>> START

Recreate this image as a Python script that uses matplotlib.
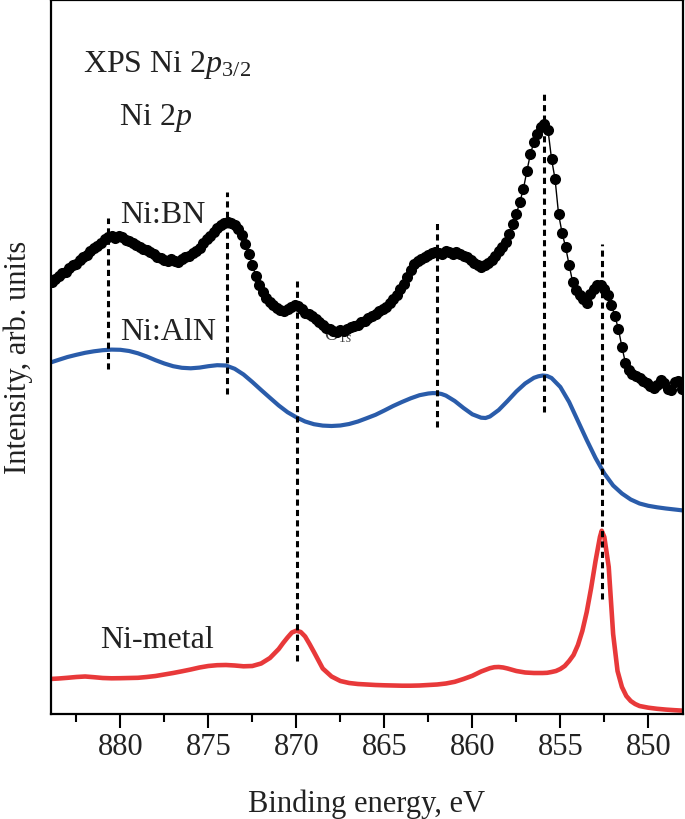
import numpy as np
import matplotlib
matplotlib.use("Agg")
import matplotlib.pyplot as plt
from matplotlib.ticker import MultipleLocator

plt.rcParams['font.family'] = ['Liberation Serif', 'DejaVu Serif']
plt.rcParams['mathtext.fontset'] = 'custom'
plt.rcParams['mathtext.rm'] = 'Liberation Serif'
plt.rcParams['mathtext.it'] = 'Liberation Serif:italic'

# ---------------- data ----------------
# Ni:BN (black points), binding energy 883.9 -> 848.1 eV, step 0.2 eV
bn_energy = np.linspace(883.9, 848.1, 180)
bn_intensity = [
    432, 435, 438, 441, 442, 446, 449, 450, 454, 457,
    459, 463, 466, 468, 471, 475, 477, 478, 476, 478,
    477, 474, 473, 471, 469, 467, 465, 464, 462, 460,
    457, 456, 454, 453, 455, 453, 452, 455, 457, 458,
    461, 463, 466, 471, 475, 478, 482, 486, 489, 491,
    492, 491, 489, 485, 479, 470, 460, 449, 438, 429,
    422, 416, 412, 409, 406, 404, 403, 405, 407, 409,
    408, 405, 401, 400, 398, 395, 392, 389, 386, 385,
    383, 382, 384, 383, 385, 387, 388, 389, 392, 393,
    396, 398, 400, 403, 405, 407, 411, 415, 419, 425,
    430, 437, 444, 450, 453, 455, 457, 459, 461, 462,
    461, 460, 463, 462, 460, 462, 460, 458, 457, 454,
    451, 449, 447, 449, 451, 454, 458, 463, 467, 472,
    480, 490, 500, 512, 525, 543, 560, 572, 580, 587,
    590, 584, 555, 535, 500, 481, 467, 449, 432, 424,
    419, 415, 411, 420, 425, 429, 429, 425, 419, 409,
    398, 385, 367, 351, 344, 340, 338, 336, 333, 331,
    328, 326, 329, 334, 331, 325, 324, 332, 333, 325,
]

# Ni:AlN (blue line)
aln_energy = [
    884.0, 883.5, 883.0, 882.5, 882.0, 881.5, 881.0, 880.5, 880.0, 879.5,
    879.0, 878.5, 878.0, 877.5, 877.0, 876.5, 876.0, 875.5, 875.0, 874.5,
    874.0, 873.5, 873.0, 872.5, 872.0, 871.5, 871.0, 870.5, 870.0, 869.5,
    869.0, 868.5, 868.0, 867.5, 867.0, 866.5, 866.0, 865.5, 865.0, 864.5,
    864.0, 863.5, 863.0, 862.5, 862.25, 862.0, 861.75, 861.5, 861.0, 860.5,
    860.0, 859.5, 859.25, 859.0, 858.5, 858.0, 857.5, 857.0, 856.5, 856.25,
    856.0, 855.75, 855.5, 855.0, 854.5, 854.0, 853.5, 853.0, 852.5, 852.0,
    851.5, 851.0, 850.5, 850.0, 849.5, 849.0, 848.5, 848.0,
]
aln_intensity = [
    351.3, 354.2, 357.0, 359.2, 361.2, 362.7, 363.8, 364.4, 364.2, 363.0,
    360.7, 357.5, 353.8, 350.5, 347.8, 346.2, 345.7, 346.4, 347.8, 348.8,
    348.5, 345.2, 339.5, 332.0, 324.0, 316.2, 308.5, 301.8, 296.7, 292.5,
    289.8, 288.4, 288.0, 288.5, 290.0, 292.5, 295.8, 299.2, 303.5, 308.0,
    312.0, 315.7, 318.8, 320.5, 320.9, 320.8, 320.0, 318.4, 313.0, 306.0,
    299.7, 296.3, 296.0, 297.5, 304.0, 313.0, 322.5, 330.5, 336.2, 337.7,
    338.5, 338.0, 336.0, 327.0, 312.0, 293.0, 274.0, 256.0, 240.5, 228.5,
    220.5, 214.5, 210.5, 208.2, 206.7, 205.5, 204.5, 203.5,
]

# Ni-metal (red line)
metal_energy = [
    884.0, 883.5, 883.0, 882.5, 882.0, 881.5, 881.0, 880.5, 880.0, 879.5,
    879.0, 878.5, 878.0, 877.5, 877.0, 876.5, 876.0, 875.5, 875.0, 874.5,
    874.0, 873.5, 873.0, 872.5, 872.0, 871.5, 871.0, 870.75, 870.5, 870.25,
    870.0, 869.75, 869.5, 869.25, 869.0, 868.5, 868.0, 867.5, 867.0, 866.5,
    866.0, 865.5, 865.0, 864.5, 864.0, 863.5, 863.0, 862.5, 862.0, 861.5,
    861.0, 860.5, 860.0, 859.5, 859.0, 858.75, 858.5, 858.25, 858.0, 857.5,
    857.0, 856.5, 856.0,
    855.75, 855.5, 855.25, 855.0, 854.75, 854.5, 854.25, 854.0, 853.75, 853.5,
    853.25, 853.0, 852.75, 852.65, 852.5, 852.25, 852.0, 851.75, 851.5, 851.25,
    851.0, 850.75, 850.5, 850.0, 849.5, 849.0, 848.5, 848.0,
]
metal_intensity = [
    35.0, 35.5, 36.2, 37.0, 37.5, 36.8, 36.0, 35.7, 35.8, 36.0,
    36.2, 37.0, 38.0, 39.5, 41.0, 42.7, 44.5, 46.5, 48.0, 48.8,
    49.0, 48.5, 47.7, 48.0, 50.5, 56.0, 65.0, 71.0, 76.5, 81.5,
    83.3, 82.0, 77.5, 70.0, 62.0, 45.5, 37.5, 33.0, 31.0, 30.0,
    29.5, 29.0, 28.7, 28.5, 28.3, 28.3, 28.5, 29.0, 29.5, 30.5,
    32.2, 35.0, 38.2, 42.5, 45.8, 46.8, 47.0, 46.5, 45.5, 43.0,
    41.5, 41.0, 41.0,
    41.2, 42.0, 43.0, 45.0, 48.0, 53.0, 59.0, 69.0, 83.0, 102.0,
    126.0, 153.0, 177.0, 183.3, 177.0, 147.0, 80.0, 43.0, 27.0, 18.0,
    13.0, 10.0, 8.0, 6.3, 5.2, 4.4, 3.8, 3.3,
]

# dashed marker lines: energy, lower, upper intensity
peak_energy = [880.7, 873.95, 869.98, 862.0, 855.93, 852.65]
peak_low = [345, 320, 53, 287, 302, 115]
peak_high = [496, 522, 433, 493, 620, 470]

xticks = [880, 875, 870, 865, 860, 855, 850]

# ---------------- figure ----------------
fig = plt.figure(figsize=(6.85, 8.2), dpi=100)
ax = fig.add_axes([51 / 685, 105 / 820, 632 / 685, 714 / 820])

ax.plot(metal_energy, metal_intensity, color='#e8393a', lw=3.3, zorder=2,
        solid_capstyle='round', solid_joinstyle='round')
ax.plot(aln_energy, aln_intensity, color='#2a5caa', lw=3.0, zorder=2,
        solid_joinstyle='round')
ax.text(868.45, 375, r'O$_{1s}$', fontsize=14, color='#444444', zorder=1)
ax.plot(bn_energy, bn_intensity, color='black', lw=1.0, marker='o',
        markersize=8, markeredgewidth=0, zorder=3)

for e, lo, hi in zip(peak_energy, peak_low, peak_high):
    ax.plot([e, e], [lo, hi], color='black', lw=2.2,
            linestyle=(0, (2.0, 1.4)), zorder=4)

txt_kw = dict(fontsize=23, color='#222222')
ax.text(882.1, 643.3, r'XPS Ni 2$\it{p}_{3/2}$', **txt_kw)
ax.text(880.06, 590, r'Ni 2$\it{p}$', **txt_kw)
ax.text(880.0, 491.7, 'Ni:BN', **txt_kw)
ax.text(880.0, 375, 'Ni:AlN', **txt_kw)
ax.text(881.15, 66.7, 'Ni-metal', **txt_kw)

ax.set_xlim(883.94, 848.03)
ax.set_ylim(0, 714)
ax.set_xticks(xticks)
ax.set_xticklabels([str(t) for t in xticks])
ax.xaxis.set_minor_locator(MultipleLocator(2.5))
ax.set_yticks([])
ax.tick_params(axis='x', which='major', direction='out', length=10, width=1.5,
               labelsize=22, pad=3, labelcolor='#222222')
ax.tick_params(axis='x', which='minor', direction='out', length=6, width=1.5)
for s in ax.spines.values():
    s.set_linewidth(1.6)

ax.set_xlabel('Binding energy, eV', fontsize=22, color='#222222', labelpad=20)
fig.text(18 / 685, 1 - 357 / 820, 'Intensity, arb. units', rotation=90,
         ha='center', va='center', fontsize=22, color='#222222')

fig.savefig('out.png', dpi=100)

>> END

Given exercise: Restate, line by line and word for word, everything from the top of the material through the line that contains "plt.rcParams['mathtext.it'] = 'Liberation". Leave pictures out.

Full answer:
Recreate this image as a Python script that uses matplotlib.
import numpy as np
import matplotlib
matplotlib.use("Agg")
import matplotlib.pyplot as plt
from matplotlib.ticker import MultipleLocator

plt.rcParams['font.family'] = ['Liberation Serif', 'DejaVu Serif']
plt.rcParams['mathtext.fontset'] = 'custom'
plt.rcParams['mathtext.rm'] = 'Liberation Serif'
plt.rcParams['mathtext.it'] = 'Liberation Serif:italic'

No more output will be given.